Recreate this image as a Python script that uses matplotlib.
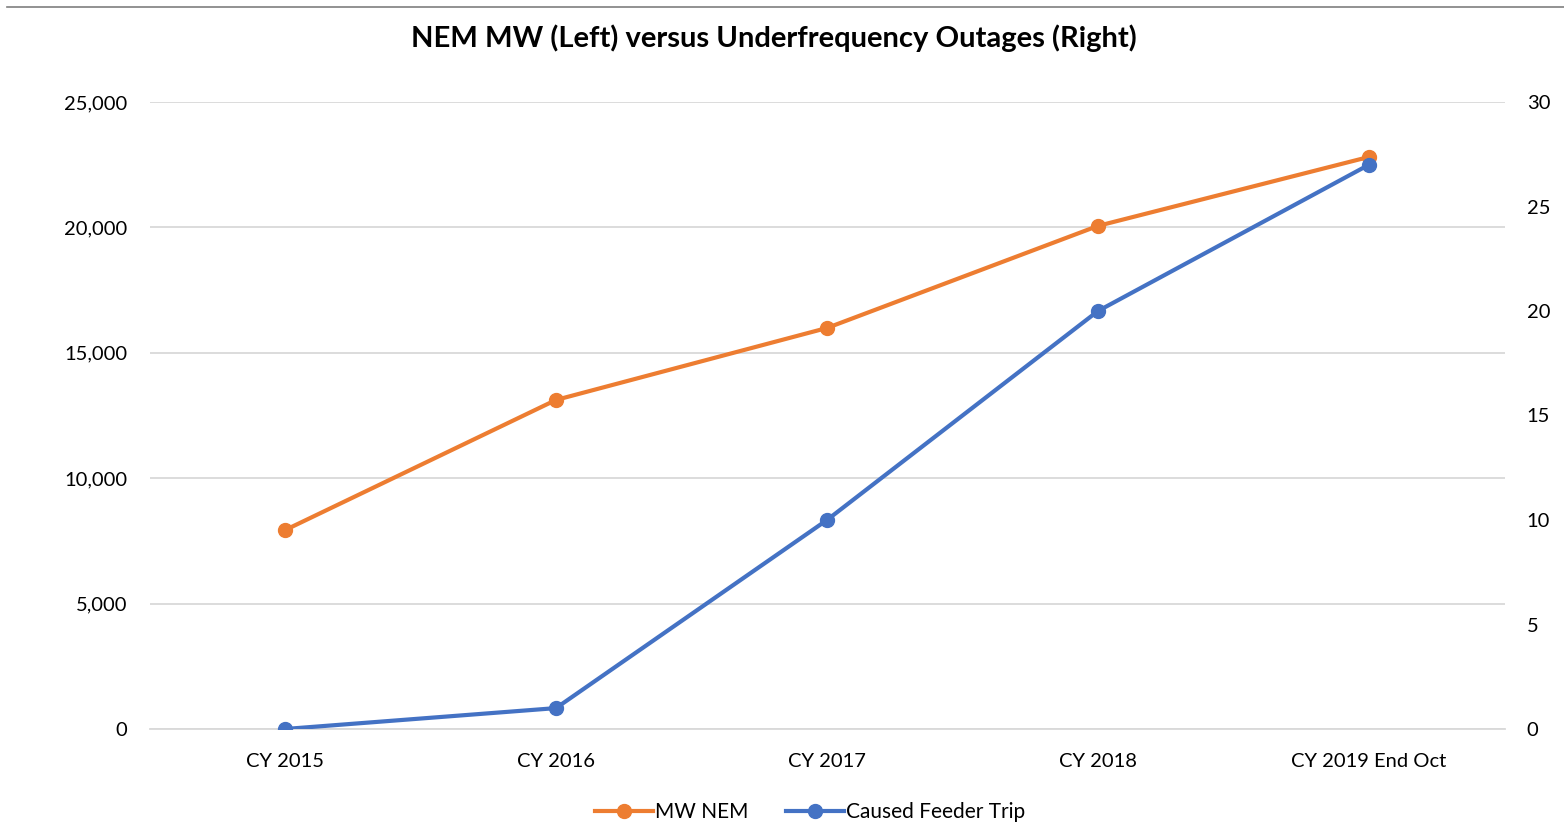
##########
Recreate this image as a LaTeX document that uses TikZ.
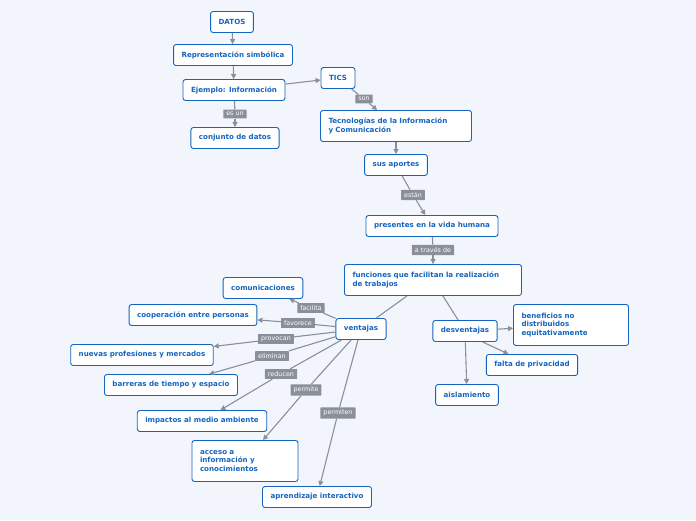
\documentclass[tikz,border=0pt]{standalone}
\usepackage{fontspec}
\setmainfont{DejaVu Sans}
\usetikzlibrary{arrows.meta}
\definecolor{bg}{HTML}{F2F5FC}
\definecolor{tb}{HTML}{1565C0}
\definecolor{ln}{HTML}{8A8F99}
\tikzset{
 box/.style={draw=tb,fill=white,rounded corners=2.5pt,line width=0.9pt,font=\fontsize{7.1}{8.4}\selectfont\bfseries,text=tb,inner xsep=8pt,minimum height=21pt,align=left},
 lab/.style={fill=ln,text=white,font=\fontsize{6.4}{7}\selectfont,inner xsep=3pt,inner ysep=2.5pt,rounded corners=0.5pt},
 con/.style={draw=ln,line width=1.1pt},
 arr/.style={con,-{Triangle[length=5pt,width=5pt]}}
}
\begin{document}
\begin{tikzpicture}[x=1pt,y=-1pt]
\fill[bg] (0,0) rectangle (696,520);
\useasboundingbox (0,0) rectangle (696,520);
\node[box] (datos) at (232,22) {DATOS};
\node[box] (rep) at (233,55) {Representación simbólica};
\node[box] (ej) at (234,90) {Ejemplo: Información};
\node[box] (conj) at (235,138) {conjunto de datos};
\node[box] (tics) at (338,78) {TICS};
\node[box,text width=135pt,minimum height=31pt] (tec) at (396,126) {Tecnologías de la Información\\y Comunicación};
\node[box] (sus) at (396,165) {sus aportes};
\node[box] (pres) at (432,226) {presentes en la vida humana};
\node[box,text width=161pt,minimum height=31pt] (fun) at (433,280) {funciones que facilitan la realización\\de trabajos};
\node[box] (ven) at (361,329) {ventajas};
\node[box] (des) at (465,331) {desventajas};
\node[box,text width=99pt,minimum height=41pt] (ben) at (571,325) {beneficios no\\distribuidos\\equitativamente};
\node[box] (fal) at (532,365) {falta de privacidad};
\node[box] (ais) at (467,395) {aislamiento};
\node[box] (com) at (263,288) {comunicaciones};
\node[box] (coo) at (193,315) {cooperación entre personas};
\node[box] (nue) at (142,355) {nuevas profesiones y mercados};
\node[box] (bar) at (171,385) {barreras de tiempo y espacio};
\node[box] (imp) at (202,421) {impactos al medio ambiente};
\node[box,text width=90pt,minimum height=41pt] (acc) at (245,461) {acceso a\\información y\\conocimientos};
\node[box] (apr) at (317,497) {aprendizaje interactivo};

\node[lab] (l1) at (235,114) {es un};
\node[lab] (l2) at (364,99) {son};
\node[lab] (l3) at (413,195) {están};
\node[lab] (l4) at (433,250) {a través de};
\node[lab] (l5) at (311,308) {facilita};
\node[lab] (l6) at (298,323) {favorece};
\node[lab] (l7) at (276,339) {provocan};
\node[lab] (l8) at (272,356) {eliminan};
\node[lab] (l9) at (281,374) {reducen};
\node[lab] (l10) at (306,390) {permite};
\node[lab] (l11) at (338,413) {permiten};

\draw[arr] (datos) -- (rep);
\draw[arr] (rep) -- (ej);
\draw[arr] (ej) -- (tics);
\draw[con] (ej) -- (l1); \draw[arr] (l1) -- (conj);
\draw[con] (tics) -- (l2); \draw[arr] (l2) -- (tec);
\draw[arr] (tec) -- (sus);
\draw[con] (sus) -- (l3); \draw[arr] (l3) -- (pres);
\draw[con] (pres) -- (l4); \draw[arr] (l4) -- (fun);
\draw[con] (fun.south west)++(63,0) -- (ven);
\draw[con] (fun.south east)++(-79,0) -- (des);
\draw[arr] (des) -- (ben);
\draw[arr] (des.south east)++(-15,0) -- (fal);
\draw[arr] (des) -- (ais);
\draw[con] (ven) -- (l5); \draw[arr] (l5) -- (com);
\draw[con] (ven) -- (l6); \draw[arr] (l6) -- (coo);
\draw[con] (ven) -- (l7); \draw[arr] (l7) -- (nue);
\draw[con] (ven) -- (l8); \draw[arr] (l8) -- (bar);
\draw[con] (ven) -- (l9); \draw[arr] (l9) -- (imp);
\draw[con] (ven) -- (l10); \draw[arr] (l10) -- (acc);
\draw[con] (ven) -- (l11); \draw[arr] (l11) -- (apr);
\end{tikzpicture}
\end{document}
##########
▶ _What you should do_: From the listing above, pick out every line containing "uses".

▶ _Written solution_:
Recreate this image as a Python script that uses matplotlib.
Recreate this image as a LaTeX document that uses TikZ.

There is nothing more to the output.